All too often mothers I know are defined only by their motherhood and usually also by their wifedom.  I have fallen into this seemingly fulfilling world where life revolves around your encouragement as a spouse, and your ability to rear respectful, intelligent and fun children. These things are extremely important, and I do not intend to undervalue them. I am thrilled to be both a wife and a mother. I enjoy it immensely, and this contributes to how easy it is to fall into thinking that is my only identity- wife and mother.

First and foremost I should be striving to be the woman God intended me to be. This does include my current occupations and duties, as I believe both marriage and parenthood are callings from Him. However, I truly believe God asks more of us- or at least of me. He would not have given me strengths in creativity, practicality, music or the ability to teach if He wanted my life to be completely engrossed in just two things.

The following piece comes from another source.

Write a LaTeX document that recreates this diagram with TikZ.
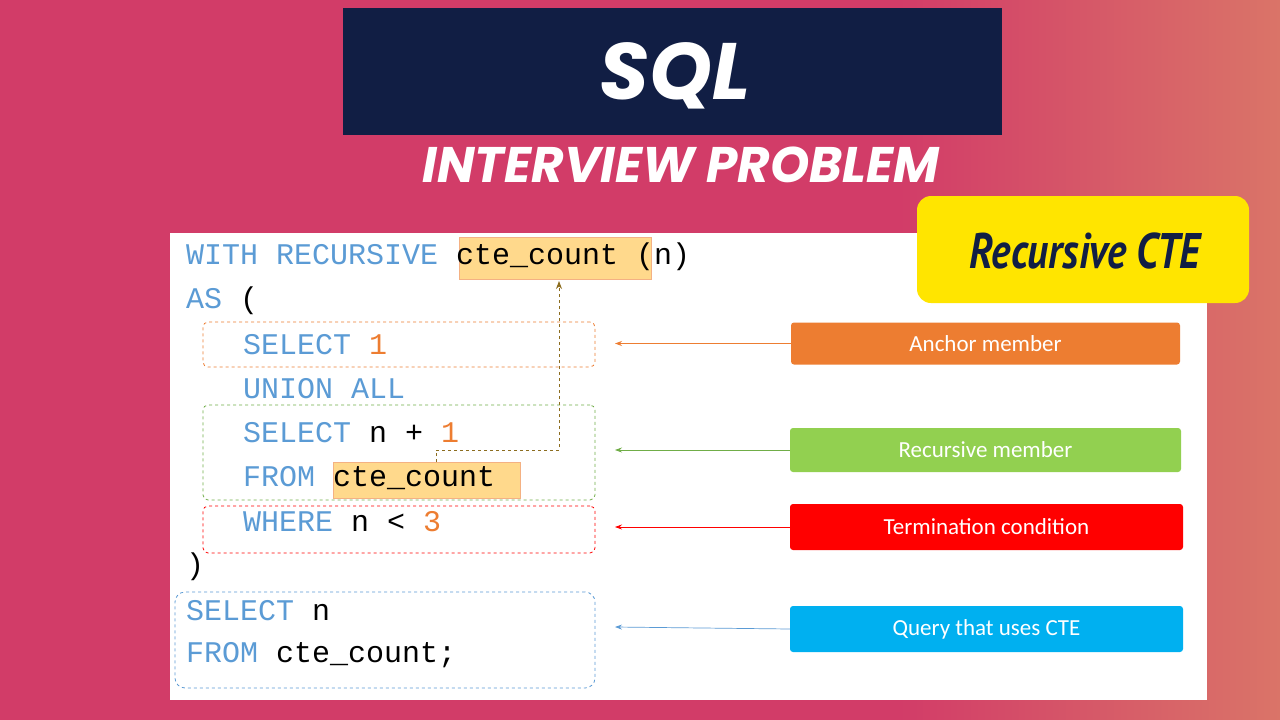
\documentclass[tikz,border=0pt]{standalone}
\usepackage{fontspec}
\setmainfont{Carlito}
\newfontfamily\codef{Liberation Mono}
\newfontfamily\titlef{Poppins}
\newfontfamily\condf{PT Sans}
\usetikzlibrary{arrows.meta}
\definecolor{bgL}{HTML}{D23C68}
\definecolor{bgR}{HTML}{DA7468}
\definecolor{navy}{HTML}{111E44}
\definecolor{kw}{HTML}{5B9BD5}
\definecolor{num}{HTML}{ED7D31}
\definecolor{hl}{HTML}{FFD98C}
\definecolor{hlb}{HTML}{F4B183}
\definecolor{cor}{HTML}{ED7D31}
\definecolor{cgr}{HTML}{92D050}
\definecolor{cgrl}{HTML}{70AD47}
\definecolor{cred}{HTML}{FF0000}
\definecolor{cbl}{HTML}{00B0F0}
\definecolor{cbll}{HTML}{5B9BD5}
\definecolor{olive}{HTML}{8C6D1F}
\definecolor{yel}{HTML}{FFE500}
\newcommand{\K}[1]{\textcolor{kw}{#1}}
\newcommand{\N}[1]{\textcolor{num}{#1}}
\begin{document}
\begin{tikzpicture}[x=1pt,y=-1pt,
  code/.style={anchor=west,inner sep=0,font=\codef\fontsize{30}{30}\selectfont},
  dbox/.style={draw,dashed,rounded corners=5pt,line width=0.8pt},
  lab/.style={rounded corners=3pt,text=white,font=\fontsize{23}{23}\selectfont,minimum height=42pt,inner sep=0},
  arr/.style={-{Stealth[length=7pt,width=5pt]},line width=0.7pt},
  hbox/.style={fill=hl,draw=hlb,line width=0.8pt,inner sep=3pt,minimum height=42pt}]
\useasboundingbox (0,0) rectangle (1280,720);
\shade[left color=bgL,right color=bgL,middle color=bgL] (0,0) rectangle (900,720);
\shade[left color=bgL,right color=bgR] (899,0) rectangle (1280,720);
\node[fill=navy,minimum width=659pt,minimum height=127pt,inner sep=0] (tb) at (672.5,71.5) {};
\node[text=white,font=\titlef\bfseries\itshape\fontsize{80}{80}\selectfont] (sql) at (675,76) {SQL};
\node[text=white,font=\titlef\bfseries\itshape\fontsize{50}{50}\selectfont] (ip) at (681,165) {INTERVIEW PROBLEM};
\node[fill=white,minimum width=1037pt,minimum height=467pt,inner sep=0] (panel) at (688.5,466.5) {};
\node[fill=yel,rounded corners=14pt,minimum width=332pt,minimum height=107pt,inner sep=0] (yb) at (1083,249.5) {};
\node[text=navy,font=\condf\bfseries\itshape\fontsize{50}{50}\selectfont,xscale=0.82] (rc) at (1085,251) {Recursive CTE};
% highlights
\node[hbox,minimum width=192pt] (h1) at (555,258) {};
\node[hbox,minimum width=187pt,minimum height=36pt] (h2) at (426.5,480) {};
% dashed boxes
\node[dbox,draw=cor,minimum width=392pt,minimum height=45pt] (b1) at (399,344.5) {};
\node[dbox,draw=cgrl,minimum width=392pt,minimum height=95pt] (b2) at (399,452.5) {};
\node[dbox,draw=cred,minimum width=392pt,minimum height=47pt] (b3) at (399,529.5) {};
\node[dbox,draw=cbll,rounded corners=10pt,minimum width=420pt,minimum height=96pt] (b4) at (385,640) {};
% code
\node[code] (l1) at (186,257) {\K{WITH RECURSIVE }cte\_count (n)};
\node[code] (l2) at (186,301) {\K{AS} (};
\node[code] (l3) at (243,345) {\K{SELECT }\N{1}};
\node[code] (l4) at (243,389) {\K{UNION ALL}};
\node[code] (l5) at (243,433) {\K{SELECT }n + \N{1}};
\node[code] (l6) at (243,478) {\K{FROM }cte\_count};
\node[code] (l7) at (243,522) {\K{WHERE }n < \N{3}};
\node[code] (l8) at (186,567) {)};
\node[code] (l9) at (186,611) {\K{SELECT }n};
\node[code] (l10) at (186,655) {\K{FROM }cte\_count;};
% recursion arrow
\coordinate (s) at (436,462);
\coordinate (e) at (559,281);
\draw[olive,dashed,line width=0.8pt,-{Stealth[length=8pt,width=6pt]}] (s) |- (559,450) -- (e);
% labels
\node[lab,fill=cor,minimum width=389pt] (a1) at (985.5,343.5) {Anchor member};
\node[lab,fill=cgr,minimum width=391pt,minimum height=44pt] (a2) at (985.5,450) {Recursive member};
\node[lab,fill=cred,minimum width=393pt,minimum height=46pt] (a3) at (986.5,527) {Termination condition};
\node[lab,fill=cbl,minimum width=393pt,minimum height=46pt] (a4) at (986.5,629) {Query that uses CTE};
\draw[arr,cor] (a1.west) -- (615,343.5);
\draw[arr,cgrl] (a2.west) -- (615,450);
\draw[arr,cred] (a3.west) -- (615,527);
\draw[arr,cbll] (a4.west) -- (615,627);
\end{tikzpicture}
\end{document}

Another thing to consider here is that while both the "supportive wife" and the "loving mother" role are crucial to His Kingdom purpose, so are things such as expressing myself creatively to glorify Him; helping others learn a more efficient or safe way of doing things;  blessing others and God with songs of praise, and teaching the seemingly unteachable.

It is difficult for me to not feel guilty about taking time to enjoy doing things other than being a homemaker. I feel wrong somehow about having fun outside of the home. This is false guilt. God made me this way, and I should feel encouraged to honour him in all that I do.

Rob is great- he recently rearranged our bedroom while I was outside so we'd have room to leave up the easel for a while. He also brought me home a notebook (it's actually a lab book, but still, thoughtful) so I could do some creative writing when I have some downtime. I so appreciate having a spouse who thinks proactively about not just my needs, but my desires.  So Rob, when you read this, thank you!

I'll keep you posted on how this goes. I know this isn't really a coherent blog post but I am rambling for a purpose! I am learning and growing every day and I want to encourage you to do the same.

2 comments:

ginn said...

Well said, Kim! I'd love to see the products of your creativity :)

Kaylyn said...

Awesome, Kim! Good for you wanting to expand your creativity - I also am trying to dabble a little more lately, and I am loving it. Keep on - it may seem slow at first, but it can be quite therapeutic, I think.